● **GOAL**
Tally the lines that contain the string "this" and state that total without comment.
+++ GIVEN RECORDS
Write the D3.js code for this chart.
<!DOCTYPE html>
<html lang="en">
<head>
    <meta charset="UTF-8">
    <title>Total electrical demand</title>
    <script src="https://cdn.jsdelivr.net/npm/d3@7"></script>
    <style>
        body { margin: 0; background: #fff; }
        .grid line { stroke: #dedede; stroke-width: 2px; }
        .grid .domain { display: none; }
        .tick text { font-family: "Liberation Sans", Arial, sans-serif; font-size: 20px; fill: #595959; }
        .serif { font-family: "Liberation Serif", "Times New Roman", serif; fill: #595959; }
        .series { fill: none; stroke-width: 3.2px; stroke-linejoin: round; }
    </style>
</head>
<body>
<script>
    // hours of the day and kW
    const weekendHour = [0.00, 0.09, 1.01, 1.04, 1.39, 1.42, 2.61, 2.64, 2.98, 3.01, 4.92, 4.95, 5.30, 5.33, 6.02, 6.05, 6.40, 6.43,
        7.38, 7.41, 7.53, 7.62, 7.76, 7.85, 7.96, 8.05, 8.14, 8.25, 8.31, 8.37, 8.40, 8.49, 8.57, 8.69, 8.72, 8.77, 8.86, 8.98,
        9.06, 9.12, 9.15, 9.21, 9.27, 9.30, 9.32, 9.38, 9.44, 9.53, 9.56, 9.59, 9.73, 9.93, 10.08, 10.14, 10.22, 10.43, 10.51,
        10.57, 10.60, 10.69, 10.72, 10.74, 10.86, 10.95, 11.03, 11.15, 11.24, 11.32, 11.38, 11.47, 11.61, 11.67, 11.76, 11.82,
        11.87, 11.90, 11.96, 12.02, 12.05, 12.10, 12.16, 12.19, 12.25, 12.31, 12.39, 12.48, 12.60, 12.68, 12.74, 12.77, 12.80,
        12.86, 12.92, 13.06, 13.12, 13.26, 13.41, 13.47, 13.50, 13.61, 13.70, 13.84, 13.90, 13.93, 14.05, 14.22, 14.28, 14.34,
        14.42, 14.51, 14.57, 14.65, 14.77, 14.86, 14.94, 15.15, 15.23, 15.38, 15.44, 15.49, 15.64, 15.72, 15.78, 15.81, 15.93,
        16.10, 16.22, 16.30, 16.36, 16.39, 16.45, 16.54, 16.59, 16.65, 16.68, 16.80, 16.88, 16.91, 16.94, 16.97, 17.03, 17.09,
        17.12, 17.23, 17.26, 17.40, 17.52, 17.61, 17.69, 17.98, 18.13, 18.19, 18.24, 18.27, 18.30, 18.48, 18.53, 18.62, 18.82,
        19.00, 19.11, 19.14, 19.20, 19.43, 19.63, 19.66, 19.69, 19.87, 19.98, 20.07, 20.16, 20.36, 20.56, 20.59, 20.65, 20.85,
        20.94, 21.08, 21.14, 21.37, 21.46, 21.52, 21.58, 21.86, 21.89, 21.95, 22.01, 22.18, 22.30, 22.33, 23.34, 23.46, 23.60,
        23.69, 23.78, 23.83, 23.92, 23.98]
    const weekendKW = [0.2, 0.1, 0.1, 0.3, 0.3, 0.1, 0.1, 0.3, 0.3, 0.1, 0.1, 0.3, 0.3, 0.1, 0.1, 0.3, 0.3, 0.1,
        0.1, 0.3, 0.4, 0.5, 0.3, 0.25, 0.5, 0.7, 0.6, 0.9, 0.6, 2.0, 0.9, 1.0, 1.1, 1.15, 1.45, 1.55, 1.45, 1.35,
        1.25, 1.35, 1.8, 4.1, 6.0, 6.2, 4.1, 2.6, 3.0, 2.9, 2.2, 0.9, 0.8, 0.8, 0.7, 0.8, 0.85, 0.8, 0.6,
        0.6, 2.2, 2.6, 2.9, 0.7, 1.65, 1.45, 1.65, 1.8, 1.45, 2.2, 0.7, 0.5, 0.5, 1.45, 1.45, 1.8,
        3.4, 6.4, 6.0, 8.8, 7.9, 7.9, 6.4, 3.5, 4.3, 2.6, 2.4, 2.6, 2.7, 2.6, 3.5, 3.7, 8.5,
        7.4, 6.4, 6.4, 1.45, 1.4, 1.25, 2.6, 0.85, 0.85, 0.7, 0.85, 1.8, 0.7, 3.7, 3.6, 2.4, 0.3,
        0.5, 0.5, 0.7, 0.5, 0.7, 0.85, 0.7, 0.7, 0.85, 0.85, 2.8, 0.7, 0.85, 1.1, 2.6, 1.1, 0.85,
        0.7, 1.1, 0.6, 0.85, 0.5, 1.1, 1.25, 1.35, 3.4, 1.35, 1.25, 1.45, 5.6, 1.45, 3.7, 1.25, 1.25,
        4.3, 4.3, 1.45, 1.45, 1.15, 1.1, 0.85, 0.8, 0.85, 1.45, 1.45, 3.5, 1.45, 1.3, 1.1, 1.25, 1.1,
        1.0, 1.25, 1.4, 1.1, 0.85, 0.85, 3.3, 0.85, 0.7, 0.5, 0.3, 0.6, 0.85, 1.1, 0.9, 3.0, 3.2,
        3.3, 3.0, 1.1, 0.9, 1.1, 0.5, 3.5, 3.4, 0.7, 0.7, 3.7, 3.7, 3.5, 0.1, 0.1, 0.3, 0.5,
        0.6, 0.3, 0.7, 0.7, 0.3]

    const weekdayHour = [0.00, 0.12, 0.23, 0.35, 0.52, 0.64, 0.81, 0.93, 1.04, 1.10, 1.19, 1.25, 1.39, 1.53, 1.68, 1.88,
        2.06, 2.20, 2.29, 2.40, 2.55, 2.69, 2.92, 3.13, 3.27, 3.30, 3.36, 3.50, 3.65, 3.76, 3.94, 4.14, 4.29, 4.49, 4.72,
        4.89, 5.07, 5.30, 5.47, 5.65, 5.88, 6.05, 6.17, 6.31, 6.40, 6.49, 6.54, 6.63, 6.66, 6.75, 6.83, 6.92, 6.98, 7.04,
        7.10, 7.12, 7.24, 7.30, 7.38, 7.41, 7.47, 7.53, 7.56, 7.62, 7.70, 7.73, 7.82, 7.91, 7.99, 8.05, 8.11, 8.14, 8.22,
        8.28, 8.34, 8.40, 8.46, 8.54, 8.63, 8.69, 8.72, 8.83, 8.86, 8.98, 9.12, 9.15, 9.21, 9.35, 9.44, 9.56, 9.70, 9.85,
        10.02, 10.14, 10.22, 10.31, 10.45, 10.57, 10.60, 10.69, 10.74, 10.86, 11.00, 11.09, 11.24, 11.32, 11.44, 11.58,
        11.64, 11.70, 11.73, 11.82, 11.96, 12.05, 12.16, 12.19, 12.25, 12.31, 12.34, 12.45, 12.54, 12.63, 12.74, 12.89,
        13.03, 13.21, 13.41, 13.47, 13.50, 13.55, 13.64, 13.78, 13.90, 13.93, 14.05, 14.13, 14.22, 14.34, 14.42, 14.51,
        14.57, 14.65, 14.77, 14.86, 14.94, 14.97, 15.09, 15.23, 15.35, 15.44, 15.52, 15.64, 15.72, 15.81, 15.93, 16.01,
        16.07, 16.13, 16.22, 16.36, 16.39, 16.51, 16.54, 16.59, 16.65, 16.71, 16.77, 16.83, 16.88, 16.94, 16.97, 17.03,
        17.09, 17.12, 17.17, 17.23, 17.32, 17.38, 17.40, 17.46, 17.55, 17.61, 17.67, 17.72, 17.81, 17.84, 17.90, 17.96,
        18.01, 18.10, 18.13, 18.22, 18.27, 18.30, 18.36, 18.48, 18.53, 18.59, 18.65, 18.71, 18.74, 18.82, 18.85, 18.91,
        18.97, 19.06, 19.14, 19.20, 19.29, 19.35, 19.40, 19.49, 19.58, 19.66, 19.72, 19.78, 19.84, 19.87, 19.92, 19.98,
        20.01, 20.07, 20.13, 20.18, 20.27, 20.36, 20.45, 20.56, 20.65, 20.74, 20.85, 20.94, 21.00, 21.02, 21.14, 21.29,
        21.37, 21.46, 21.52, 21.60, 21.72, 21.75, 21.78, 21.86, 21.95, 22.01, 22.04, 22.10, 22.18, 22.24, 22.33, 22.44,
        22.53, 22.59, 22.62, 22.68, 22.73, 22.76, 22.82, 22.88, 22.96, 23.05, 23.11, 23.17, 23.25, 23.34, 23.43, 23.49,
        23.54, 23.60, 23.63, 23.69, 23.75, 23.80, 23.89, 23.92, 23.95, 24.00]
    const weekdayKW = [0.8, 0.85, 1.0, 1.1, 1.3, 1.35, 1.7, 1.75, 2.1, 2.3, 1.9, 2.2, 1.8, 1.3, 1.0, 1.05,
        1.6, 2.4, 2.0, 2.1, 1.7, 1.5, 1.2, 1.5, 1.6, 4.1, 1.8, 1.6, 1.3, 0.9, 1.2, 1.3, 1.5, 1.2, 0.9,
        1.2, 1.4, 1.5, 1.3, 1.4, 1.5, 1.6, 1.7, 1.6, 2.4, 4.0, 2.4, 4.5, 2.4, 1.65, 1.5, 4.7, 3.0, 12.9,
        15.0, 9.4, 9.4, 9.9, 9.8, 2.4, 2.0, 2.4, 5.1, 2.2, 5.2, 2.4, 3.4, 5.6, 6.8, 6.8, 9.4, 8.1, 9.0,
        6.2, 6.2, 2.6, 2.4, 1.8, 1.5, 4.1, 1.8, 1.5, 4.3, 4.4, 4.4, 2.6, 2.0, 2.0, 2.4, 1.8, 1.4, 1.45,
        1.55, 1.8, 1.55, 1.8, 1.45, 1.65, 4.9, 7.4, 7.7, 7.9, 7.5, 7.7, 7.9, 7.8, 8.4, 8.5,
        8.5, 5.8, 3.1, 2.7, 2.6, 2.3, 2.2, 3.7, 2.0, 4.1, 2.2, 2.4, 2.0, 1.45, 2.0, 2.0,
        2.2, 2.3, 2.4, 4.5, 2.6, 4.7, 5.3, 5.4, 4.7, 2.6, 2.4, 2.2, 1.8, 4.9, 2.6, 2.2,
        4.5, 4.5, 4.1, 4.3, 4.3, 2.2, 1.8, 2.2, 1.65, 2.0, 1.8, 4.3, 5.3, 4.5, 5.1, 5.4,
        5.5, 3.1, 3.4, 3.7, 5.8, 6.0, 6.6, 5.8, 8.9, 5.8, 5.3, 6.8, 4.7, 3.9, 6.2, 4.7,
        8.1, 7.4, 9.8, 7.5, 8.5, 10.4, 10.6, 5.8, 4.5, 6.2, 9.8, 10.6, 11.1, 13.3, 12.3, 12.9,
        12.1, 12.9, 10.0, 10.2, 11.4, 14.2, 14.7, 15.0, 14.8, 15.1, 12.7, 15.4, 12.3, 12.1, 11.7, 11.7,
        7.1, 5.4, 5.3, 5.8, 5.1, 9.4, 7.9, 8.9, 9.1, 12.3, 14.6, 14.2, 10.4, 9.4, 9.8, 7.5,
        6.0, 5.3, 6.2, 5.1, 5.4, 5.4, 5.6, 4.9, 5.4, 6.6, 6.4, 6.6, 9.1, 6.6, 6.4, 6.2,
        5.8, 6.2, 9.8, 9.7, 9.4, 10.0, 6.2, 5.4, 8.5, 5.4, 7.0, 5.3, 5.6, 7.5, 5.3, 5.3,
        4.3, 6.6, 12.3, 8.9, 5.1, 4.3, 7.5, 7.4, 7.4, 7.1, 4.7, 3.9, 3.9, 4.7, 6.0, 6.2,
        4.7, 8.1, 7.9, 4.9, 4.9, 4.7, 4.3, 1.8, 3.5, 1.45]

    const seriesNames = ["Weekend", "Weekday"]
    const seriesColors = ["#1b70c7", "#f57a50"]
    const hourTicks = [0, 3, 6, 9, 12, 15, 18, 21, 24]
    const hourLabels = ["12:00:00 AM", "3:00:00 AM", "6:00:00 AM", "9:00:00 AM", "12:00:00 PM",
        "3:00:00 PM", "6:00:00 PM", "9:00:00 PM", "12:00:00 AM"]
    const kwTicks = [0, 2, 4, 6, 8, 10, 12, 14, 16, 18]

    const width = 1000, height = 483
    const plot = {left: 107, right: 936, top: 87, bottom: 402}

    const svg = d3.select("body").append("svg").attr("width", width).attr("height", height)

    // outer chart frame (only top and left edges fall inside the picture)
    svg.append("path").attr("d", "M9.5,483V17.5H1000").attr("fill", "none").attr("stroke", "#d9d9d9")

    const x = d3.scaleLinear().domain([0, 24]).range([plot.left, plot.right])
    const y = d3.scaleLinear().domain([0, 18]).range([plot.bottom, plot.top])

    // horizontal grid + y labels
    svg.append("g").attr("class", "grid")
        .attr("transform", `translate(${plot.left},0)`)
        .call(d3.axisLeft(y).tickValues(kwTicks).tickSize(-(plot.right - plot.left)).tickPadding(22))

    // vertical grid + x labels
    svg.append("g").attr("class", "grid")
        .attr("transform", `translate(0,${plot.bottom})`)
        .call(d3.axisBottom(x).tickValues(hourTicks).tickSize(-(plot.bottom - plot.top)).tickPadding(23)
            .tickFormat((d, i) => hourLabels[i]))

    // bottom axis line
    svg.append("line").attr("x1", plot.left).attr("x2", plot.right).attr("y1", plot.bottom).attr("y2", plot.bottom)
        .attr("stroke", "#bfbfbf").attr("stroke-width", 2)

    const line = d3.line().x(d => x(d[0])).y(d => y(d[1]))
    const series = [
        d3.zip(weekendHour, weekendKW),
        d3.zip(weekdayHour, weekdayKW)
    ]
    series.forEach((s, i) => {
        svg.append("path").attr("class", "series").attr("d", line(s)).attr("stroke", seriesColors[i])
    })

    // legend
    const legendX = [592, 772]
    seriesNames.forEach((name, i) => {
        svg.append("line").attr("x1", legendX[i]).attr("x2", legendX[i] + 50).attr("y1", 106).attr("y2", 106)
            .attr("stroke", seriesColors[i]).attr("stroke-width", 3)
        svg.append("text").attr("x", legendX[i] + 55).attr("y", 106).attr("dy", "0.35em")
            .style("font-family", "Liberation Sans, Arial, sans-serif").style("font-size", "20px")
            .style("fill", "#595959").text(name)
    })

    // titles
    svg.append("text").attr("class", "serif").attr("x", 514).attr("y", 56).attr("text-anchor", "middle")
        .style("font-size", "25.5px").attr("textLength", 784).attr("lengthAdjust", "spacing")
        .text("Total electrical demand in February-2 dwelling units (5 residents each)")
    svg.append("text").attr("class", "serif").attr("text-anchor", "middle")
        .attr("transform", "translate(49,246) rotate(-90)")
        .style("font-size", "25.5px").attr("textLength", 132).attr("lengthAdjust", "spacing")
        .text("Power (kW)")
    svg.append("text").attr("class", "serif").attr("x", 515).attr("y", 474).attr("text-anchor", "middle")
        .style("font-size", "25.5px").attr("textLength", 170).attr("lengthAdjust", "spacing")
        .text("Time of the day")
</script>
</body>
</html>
++++++
+++ GIVEN RECORDS
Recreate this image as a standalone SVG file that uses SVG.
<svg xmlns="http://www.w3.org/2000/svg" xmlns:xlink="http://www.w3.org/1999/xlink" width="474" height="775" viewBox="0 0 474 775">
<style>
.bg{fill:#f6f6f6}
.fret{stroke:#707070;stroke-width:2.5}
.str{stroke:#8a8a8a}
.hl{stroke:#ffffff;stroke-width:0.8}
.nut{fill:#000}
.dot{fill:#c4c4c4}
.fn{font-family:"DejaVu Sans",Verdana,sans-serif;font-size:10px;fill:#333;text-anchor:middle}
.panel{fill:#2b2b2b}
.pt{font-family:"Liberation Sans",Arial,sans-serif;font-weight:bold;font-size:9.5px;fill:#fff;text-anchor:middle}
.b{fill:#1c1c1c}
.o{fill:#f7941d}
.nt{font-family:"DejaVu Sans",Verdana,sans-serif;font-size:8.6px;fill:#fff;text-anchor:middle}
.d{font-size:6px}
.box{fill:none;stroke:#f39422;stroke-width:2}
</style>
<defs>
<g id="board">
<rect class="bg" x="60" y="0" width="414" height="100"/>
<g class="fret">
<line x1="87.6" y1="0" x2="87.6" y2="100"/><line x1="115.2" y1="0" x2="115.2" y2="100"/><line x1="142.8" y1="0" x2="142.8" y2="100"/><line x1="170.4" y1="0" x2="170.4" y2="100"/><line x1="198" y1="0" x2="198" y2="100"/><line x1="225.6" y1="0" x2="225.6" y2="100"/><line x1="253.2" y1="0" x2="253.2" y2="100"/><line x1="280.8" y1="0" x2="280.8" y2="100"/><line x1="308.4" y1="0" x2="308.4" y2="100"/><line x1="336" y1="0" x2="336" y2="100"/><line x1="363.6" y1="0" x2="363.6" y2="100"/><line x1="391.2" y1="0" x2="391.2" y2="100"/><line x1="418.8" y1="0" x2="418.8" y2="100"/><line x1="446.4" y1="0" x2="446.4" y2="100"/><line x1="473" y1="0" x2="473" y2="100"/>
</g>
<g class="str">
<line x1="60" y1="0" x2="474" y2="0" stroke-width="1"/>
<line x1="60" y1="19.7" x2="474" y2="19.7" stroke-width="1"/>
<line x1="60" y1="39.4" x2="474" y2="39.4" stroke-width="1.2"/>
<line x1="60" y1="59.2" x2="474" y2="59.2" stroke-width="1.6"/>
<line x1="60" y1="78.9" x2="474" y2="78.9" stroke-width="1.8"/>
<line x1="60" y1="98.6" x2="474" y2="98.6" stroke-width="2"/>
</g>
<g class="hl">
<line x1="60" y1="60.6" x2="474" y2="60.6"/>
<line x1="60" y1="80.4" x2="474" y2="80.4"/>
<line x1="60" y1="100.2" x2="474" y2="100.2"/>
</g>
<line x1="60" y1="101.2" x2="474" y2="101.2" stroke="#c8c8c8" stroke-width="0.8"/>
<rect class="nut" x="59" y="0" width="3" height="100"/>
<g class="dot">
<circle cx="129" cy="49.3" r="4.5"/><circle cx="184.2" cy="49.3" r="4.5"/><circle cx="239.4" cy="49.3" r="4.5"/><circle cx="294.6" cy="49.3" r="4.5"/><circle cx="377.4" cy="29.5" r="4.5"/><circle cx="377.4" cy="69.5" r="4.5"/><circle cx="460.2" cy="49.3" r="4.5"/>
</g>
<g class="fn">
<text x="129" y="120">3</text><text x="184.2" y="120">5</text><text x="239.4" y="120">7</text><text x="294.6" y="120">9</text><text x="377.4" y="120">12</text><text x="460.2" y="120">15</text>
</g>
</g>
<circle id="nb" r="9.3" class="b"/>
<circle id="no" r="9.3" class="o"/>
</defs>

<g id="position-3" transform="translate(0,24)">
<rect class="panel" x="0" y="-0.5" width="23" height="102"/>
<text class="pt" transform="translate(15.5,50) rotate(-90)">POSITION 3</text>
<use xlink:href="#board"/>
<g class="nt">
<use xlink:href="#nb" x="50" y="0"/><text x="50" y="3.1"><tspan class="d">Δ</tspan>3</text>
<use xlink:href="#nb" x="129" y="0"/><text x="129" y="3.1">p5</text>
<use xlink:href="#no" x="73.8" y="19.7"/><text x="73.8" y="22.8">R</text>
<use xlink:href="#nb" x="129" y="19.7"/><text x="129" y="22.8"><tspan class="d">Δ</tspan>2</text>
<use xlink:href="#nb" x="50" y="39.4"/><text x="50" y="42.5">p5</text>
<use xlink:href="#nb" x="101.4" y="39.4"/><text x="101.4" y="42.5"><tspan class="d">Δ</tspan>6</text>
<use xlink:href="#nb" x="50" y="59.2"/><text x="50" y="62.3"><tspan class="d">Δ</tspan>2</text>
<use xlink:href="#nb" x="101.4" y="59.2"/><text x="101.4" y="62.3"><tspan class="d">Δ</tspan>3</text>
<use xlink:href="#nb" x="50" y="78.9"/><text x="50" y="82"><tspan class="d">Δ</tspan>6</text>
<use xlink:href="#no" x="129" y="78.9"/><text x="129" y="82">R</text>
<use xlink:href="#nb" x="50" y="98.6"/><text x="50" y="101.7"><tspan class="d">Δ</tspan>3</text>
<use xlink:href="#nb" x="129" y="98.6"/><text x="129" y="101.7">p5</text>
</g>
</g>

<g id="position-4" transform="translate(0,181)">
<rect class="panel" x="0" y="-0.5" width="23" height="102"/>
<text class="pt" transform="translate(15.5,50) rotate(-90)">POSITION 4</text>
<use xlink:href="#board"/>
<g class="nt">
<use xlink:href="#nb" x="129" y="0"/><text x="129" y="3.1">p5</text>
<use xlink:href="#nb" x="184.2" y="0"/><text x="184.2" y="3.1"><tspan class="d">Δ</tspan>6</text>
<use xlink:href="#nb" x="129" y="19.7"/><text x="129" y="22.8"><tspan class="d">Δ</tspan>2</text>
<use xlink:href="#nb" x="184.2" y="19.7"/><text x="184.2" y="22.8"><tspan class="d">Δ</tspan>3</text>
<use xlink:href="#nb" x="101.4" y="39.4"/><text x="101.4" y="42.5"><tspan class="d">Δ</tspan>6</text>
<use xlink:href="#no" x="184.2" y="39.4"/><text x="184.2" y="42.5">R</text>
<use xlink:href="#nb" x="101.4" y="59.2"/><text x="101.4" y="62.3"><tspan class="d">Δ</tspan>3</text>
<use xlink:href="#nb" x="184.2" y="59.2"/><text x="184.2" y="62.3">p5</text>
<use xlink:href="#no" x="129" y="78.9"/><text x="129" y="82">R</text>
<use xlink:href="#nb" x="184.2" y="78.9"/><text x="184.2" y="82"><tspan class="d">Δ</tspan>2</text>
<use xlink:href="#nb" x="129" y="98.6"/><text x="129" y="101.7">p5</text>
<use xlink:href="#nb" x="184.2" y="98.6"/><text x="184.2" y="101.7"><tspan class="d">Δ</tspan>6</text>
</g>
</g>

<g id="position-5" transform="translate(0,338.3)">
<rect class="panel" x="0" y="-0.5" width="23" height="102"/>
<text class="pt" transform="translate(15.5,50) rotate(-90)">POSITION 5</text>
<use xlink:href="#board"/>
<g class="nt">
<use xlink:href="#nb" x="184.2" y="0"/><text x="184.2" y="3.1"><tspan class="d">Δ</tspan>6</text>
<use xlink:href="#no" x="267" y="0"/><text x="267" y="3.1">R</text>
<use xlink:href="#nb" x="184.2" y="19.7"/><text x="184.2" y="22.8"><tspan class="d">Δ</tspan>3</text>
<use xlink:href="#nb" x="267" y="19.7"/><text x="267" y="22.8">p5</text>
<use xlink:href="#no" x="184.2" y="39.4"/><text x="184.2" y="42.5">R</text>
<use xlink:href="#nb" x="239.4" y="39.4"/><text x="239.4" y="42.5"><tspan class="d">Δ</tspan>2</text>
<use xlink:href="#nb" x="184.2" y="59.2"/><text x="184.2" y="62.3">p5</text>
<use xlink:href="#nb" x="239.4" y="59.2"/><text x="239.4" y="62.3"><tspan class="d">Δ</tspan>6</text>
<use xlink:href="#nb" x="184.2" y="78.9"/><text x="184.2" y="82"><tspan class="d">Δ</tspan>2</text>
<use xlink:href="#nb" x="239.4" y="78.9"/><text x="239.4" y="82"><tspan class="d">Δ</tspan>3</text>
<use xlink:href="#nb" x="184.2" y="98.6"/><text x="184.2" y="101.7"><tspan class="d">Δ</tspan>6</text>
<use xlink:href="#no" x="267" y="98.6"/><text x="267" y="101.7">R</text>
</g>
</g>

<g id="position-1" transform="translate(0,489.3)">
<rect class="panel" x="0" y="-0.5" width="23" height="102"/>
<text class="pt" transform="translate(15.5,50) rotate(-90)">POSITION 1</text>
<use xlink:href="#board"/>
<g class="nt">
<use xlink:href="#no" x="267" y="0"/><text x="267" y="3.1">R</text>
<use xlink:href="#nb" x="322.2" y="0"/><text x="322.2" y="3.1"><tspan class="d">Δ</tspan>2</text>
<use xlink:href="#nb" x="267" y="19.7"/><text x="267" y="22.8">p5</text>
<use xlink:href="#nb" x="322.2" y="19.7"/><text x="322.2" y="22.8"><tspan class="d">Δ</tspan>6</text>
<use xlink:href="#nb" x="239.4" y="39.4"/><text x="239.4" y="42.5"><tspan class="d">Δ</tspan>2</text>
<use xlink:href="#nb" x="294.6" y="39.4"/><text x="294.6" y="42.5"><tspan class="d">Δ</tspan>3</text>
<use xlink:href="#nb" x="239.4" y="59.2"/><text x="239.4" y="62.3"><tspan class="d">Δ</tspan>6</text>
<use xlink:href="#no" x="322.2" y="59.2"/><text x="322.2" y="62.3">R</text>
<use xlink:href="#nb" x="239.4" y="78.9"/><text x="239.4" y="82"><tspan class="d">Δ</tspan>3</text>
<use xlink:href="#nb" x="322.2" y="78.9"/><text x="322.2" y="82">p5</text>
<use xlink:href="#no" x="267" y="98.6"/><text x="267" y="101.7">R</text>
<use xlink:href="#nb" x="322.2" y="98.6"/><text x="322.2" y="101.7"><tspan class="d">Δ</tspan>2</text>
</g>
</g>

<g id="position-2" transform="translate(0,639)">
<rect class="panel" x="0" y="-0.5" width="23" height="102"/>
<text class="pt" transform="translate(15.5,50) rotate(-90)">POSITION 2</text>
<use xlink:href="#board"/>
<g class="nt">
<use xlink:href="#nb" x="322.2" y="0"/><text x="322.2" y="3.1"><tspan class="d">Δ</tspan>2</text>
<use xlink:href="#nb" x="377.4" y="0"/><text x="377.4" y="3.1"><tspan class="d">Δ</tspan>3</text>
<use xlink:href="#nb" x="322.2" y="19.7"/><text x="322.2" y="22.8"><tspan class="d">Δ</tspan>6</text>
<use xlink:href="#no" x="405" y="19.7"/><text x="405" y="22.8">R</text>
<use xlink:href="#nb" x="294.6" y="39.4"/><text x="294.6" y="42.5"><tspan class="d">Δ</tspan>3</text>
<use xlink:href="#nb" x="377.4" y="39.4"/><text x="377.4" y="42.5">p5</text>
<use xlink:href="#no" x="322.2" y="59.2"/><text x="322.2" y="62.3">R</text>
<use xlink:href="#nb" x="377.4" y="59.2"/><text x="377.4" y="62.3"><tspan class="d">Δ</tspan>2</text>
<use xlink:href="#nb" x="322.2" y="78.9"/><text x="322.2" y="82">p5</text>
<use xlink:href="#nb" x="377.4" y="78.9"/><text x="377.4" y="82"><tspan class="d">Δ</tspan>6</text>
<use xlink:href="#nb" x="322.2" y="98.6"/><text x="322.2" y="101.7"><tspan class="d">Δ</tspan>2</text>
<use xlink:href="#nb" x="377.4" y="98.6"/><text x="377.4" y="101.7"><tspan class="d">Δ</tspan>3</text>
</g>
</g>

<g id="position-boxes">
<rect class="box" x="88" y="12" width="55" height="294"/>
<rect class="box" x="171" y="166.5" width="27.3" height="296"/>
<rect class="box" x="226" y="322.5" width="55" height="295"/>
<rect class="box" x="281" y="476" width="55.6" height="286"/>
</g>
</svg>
++++++
● **REPLY TO THE EXERCISE**
2